「つくることはいのち循環」のお話
理事長 すぎもと かずひさ
何とも言えない顔つきでこっちを見ている。子どもの絵だ。渦巻くように大きく見開いた眼、叫ぶように開いた口。ユニーク過ぎて吹き出してしまう。ギザギザの歯が怖い。あの耳の大きさはどうだ。羽にしてどこかへ飛んでいこうというのか。気を失っているのか眼球がない等々、兎にも角にも一筆一筆に子どもの気持ちがこもっている。どんな心情で描いたのか、想像するだけで楽しい。子どもが楽しんで面白がって描く。これが肝心、保育者の腕の見せ所である。
運動会で子どもはお店屋さんに扮した。何を売るのか、各クラスで話し合いを重ねてきた。そして、みんなで決めたお店屋さん。お店屋さんになった自分自身を描いた。プロセスを重ねるごとにモチベーションを高めていく子ども達。

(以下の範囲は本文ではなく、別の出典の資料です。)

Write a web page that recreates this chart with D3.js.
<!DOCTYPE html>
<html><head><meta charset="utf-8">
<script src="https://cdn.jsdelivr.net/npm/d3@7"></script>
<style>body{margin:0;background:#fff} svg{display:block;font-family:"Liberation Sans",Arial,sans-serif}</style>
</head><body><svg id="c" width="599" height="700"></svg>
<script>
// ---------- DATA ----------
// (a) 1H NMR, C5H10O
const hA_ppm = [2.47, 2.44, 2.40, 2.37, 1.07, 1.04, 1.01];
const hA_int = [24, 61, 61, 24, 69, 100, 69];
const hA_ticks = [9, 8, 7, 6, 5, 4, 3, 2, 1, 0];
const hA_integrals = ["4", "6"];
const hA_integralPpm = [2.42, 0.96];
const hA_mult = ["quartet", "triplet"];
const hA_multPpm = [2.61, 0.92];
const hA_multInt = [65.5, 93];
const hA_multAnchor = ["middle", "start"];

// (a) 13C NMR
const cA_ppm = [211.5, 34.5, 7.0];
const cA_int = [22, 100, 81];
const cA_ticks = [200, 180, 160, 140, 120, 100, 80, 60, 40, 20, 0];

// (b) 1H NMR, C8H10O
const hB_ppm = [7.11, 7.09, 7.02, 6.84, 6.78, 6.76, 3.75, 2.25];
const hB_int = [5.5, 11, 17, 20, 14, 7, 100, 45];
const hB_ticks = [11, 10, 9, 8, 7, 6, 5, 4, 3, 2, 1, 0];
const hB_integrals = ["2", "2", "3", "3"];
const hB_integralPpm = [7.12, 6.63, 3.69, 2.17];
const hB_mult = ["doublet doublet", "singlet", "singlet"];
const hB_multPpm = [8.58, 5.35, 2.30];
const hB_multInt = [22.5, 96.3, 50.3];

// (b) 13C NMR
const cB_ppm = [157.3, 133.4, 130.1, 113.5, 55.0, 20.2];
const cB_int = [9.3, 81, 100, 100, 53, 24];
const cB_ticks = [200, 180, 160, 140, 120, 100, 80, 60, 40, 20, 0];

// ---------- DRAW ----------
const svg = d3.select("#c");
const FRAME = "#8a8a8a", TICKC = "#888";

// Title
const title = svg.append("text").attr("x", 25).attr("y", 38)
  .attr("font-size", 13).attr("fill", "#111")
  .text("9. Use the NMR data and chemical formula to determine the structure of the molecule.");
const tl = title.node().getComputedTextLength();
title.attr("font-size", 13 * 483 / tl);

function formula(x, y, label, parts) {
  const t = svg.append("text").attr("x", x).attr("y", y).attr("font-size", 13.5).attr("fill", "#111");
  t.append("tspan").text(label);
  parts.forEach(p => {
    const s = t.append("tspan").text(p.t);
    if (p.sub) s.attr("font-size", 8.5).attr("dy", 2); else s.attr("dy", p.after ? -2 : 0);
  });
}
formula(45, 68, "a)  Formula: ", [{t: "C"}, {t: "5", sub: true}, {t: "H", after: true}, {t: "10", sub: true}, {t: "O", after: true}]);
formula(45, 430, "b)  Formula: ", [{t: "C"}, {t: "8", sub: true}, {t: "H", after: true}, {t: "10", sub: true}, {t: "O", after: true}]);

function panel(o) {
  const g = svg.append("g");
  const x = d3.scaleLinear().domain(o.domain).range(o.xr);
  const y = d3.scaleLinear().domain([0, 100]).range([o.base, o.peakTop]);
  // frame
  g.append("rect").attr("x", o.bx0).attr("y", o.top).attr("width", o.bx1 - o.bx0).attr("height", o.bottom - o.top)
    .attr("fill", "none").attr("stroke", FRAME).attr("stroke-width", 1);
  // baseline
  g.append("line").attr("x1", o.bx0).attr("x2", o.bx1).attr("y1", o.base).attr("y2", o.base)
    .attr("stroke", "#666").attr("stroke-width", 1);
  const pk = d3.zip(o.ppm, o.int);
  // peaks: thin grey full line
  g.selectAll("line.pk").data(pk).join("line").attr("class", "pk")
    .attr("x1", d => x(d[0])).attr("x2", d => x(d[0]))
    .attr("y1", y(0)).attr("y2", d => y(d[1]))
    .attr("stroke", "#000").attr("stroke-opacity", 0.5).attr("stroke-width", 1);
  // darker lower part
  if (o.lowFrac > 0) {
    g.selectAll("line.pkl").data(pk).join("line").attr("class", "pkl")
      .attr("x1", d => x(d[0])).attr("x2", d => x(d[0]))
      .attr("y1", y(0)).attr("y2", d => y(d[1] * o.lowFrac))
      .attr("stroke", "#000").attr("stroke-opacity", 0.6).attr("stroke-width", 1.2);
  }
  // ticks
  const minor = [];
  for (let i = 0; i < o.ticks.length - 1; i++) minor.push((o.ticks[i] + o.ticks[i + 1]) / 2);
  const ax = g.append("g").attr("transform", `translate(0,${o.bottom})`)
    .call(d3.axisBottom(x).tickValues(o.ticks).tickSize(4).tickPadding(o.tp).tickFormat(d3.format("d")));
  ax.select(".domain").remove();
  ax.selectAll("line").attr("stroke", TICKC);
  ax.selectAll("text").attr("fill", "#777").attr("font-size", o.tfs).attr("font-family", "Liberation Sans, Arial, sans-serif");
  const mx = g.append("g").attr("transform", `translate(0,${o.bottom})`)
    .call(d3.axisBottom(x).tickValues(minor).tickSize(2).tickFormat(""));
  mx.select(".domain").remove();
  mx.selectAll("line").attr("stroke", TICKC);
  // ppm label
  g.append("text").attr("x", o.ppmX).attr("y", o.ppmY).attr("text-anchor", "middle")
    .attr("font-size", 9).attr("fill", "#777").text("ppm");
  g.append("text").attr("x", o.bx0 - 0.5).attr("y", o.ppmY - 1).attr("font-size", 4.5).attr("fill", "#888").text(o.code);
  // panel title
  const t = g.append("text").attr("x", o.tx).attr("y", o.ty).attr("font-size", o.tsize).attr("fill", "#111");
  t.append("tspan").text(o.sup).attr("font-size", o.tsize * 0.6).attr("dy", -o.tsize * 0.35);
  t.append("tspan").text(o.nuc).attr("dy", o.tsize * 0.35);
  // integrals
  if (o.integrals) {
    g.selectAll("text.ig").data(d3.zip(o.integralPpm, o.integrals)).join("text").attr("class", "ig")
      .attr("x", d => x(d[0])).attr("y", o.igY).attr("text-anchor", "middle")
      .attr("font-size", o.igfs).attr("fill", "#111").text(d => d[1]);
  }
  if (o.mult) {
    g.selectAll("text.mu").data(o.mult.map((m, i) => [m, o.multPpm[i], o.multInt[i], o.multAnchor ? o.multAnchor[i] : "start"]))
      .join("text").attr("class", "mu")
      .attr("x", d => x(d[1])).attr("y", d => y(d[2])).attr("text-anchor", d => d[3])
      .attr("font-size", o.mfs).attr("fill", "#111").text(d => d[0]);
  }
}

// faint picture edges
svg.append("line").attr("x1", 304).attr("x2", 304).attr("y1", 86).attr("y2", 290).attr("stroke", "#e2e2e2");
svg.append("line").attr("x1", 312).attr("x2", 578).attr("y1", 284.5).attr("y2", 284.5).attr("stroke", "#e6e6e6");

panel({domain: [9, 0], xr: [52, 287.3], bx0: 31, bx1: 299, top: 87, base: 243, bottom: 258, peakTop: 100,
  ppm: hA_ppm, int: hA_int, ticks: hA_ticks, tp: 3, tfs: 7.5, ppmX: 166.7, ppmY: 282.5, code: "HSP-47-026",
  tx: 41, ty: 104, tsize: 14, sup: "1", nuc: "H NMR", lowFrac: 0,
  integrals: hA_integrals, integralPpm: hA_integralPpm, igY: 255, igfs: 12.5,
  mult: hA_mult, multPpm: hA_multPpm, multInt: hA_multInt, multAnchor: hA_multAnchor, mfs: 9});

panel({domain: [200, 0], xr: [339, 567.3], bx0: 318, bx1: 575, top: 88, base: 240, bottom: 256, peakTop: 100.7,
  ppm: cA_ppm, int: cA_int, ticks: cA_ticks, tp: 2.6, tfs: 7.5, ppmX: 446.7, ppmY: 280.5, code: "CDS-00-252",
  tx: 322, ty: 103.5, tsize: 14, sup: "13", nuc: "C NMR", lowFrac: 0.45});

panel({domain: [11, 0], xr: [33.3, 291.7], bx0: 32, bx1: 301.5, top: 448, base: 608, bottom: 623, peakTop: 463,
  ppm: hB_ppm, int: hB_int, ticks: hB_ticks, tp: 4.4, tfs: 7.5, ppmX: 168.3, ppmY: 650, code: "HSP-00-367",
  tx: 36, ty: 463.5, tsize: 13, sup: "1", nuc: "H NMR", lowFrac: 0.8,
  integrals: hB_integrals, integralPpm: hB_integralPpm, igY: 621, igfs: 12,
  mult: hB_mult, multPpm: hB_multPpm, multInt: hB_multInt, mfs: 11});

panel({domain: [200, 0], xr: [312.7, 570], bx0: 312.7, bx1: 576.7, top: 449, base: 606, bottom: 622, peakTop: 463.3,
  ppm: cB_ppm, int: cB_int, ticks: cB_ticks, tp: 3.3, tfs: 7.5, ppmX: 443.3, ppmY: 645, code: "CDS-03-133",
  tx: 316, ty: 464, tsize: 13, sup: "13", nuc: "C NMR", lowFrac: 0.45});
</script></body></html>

絵画活動では絵の具はそのまま使わない。保育者は活動のねらいやテーマに応じて色の混ぜ合わせ方や濃さ等を吟味し、園長や主幹に提案する。アイディアは、草木染や色水遊び、ボディペインティング等々、子ども達と共に歩んできた遊びや活動に由来する。こうして用意された絵の具や染料と子どもが出合う。心情が絵に現れる。そんな作品の数々が3歳以上児クラスの運動会シンボルであった。

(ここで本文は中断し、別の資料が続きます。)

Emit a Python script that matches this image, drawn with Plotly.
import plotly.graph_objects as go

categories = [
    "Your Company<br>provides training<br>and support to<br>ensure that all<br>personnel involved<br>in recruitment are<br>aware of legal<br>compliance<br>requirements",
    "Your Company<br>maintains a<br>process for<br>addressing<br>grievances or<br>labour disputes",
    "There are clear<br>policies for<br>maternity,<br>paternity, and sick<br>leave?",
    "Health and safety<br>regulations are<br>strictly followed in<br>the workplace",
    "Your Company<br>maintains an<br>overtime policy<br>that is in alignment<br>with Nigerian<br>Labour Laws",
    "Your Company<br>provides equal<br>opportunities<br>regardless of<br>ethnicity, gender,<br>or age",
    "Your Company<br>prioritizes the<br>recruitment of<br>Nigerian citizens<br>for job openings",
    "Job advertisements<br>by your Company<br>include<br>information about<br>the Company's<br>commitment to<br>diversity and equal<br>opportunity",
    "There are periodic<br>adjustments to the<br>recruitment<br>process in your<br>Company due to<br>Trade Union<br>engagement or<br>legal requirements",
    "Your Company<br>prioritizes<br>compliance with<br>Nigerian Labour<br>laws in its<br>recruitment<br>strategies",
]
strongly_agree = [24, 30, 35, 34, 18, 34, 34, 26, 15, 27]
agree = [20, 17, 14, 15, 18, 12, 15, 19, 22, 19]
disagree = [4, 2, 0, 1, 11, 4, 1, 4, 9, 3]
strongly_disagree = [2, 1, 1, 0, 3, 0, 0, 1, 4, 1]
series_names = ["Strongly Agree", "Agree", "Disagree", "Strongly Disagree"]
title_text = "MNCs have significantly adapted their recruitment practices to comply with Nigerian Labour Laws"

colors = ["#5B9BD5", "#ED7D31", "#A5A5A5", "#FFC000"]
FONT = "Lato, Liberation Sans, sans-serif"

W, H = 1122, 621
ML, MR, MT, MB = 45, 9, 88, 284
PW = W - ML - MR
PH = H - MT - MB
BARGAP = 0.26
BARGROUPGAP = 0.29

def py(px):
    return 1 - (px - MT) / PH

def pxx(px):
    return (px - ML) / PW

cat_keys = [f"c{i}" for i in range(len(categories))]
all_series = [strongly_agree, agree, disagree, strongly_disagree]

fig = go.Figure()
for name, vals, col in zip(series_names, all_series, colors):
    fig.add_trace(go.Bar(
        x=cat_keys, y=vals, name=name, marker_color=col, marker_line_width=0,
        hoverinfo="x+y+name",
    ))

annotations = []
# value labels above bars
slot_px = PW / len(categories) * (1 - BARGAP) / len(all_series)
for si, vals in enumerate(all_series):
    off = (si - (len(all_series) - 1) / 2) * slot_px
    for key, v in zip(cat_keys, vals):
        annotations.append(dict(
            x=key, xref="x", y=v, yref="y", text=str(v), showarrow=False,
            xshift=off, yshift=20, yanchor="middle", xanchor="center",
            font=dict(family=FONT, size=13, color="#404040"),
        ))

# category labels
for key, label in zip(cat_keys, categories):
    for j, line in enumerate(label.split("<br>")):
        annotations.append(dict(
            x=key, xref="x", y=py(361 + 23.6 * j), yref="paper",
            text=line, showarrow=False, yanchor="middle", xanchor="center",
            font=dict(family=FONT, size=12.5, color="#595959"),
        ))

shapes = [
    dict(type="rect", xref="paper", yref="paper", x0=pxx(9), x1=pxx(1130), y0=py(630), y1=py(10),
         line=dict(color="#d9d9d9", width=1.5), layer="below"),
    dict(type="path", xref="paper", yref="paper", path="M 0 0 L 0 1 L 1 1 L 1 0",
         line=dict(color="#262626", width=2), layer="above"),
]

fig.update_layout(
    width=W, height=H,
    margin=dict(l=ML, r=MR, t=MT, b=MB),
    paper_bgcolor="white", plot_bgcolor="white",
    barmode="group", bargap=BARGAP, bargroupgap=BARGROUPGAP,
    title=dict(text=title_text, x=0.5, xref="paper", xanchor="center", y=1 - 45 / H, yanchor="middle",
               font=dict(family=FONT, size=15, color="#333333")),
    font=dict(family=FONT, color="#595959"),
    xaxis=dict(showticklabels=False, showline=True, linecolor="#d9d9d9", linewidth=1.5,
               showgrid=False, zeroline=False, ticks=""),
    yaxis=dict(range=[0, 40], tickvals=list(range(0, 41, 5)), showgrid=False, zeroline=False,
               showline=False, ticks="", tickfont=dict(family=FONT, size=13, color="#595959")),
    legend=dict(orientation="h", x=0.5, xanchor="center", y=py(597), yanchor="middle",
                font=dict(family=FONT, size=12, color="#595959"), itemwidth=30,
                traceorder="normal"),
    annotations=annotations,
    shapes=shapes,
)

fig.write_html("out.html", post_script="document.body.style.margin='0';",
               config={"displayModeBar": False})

この保育ストーリーを音楽に展開すると歌になる。「まさか作曲するとは思わなかった」、大役を担った一年目の保育者の言葉である。作曲経験のない保育者に無理を承知で依頼する。その心は「無から有を生み出すことこそ生きている証であること」、「作り手の苦労とそれを超える喜びを体験的に理解すること」である。

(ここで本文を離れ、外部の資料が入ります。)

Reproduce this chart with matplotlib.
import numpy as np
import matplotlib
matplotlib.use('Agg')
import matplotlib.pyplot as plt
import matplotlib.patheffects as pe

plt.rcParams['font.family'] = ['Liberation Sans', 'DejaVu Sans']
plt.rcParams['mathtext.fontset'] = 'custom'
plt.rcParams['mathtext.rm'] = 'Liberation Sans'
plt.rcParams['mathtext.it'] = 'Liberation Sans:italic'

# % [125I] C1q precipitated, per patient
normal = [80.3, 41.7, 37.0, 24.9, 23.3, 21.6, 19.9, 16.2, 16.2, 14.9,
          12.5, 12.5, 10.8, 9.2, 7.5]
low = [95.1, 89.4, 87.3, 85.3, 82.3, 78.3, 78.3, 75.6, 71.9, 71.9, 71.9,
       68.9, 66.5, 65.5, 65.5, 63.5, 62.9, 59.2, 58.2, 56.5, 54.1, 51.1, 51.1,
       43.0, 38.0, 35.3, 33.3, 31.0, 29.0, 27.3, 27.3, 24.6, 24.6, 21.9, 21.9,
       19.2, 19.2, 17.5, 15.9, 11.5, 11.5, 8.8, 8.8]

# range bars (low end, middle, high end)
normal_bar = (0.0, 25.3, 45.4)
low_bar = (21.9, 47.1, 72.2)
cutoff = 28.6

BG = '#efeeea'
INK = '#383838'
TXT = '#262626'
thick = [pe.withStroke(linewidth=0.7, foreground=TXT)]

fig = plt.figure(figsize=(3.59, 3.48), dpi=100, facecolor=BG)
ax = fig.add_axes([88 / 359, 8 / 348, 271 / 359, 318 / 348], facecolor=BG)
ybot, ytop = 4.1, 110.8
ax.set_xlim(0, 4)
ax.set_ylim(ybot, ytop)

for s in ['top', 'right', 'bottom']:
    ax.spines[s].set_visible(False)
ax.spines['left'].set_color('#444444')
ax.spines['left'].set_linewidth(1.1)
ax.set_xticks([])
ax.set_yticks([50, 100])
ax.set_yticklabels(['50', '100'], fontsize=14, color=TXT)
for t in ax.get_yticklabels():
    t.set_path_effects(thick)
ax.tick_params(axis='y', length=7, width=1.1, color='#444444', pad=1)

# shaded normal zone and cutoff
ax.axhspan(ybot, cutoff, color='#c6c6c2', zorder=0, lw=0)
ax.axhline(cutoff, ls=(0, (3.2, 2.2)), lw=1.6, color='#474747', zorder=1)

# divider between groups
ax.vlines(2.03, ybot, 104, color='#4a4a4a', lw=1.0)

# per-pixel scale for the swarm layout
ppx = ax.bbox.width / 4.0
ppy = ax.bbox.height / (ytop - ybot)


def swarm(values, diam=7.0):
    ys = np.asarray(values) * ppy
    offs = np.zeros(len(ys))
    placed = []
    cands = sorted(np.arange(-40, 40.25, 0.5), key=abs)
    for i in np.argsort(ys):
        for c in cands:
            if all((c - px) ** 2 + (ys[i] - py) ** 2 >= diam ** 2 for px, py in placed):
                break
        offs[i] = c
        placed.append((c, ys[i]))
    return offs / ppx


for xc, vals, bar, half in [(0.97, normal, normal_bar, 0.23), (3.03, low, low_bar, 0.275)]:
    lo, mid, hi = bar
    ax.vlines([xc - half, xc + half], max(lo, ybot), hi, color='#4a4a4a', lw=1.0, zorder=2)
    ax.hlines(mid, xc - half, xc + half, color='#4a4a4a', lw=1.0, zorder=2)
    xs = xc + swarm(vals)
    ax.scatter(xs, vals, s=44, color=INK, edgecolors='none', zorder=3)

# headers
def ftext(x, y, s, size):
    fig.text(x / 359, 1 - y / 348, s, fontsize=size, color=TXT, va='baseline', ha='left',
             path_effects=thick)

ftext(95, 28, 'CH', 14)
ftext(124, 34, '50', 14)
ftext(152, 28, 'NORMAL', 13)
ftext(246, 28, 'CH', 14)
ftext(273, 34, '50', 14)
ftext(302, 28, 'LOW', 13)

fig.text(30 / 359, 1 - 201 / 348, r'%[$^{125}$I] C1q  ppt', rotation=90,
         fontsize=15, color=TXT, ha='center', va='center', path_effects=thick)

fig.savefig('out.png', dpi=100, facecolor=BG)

鼻歌のように作ればいいよ、という。ピアノやギターで作ろうとすると楽器がよほど達者でないかぎり、自分の技量の枠にはまって自由を奪われるからだ。聴いたことのあるような歌でいいよ、という。ポールマッカートニーの言うように完全なオリジナルなどないからだ。それよりも、子どもの日々の活動から言葉をもらい、運動会遊びの保育物語から言葉を共に生み出すことが素晴らしいのである。まさにこの子ども達、この保育の仲間が存在するからこその創作活動に最高の価値を置きつづけてきた30余年がある。
変なメロディがある。平成生まれやのにどこまで昭和なメロディやねん、と笑い転げることがある。それでも愛しい作品たちである。子どもの絵が笑いながら語り掛けてくる。つくることはいのち循環、一人一人の存在そのものやで、と。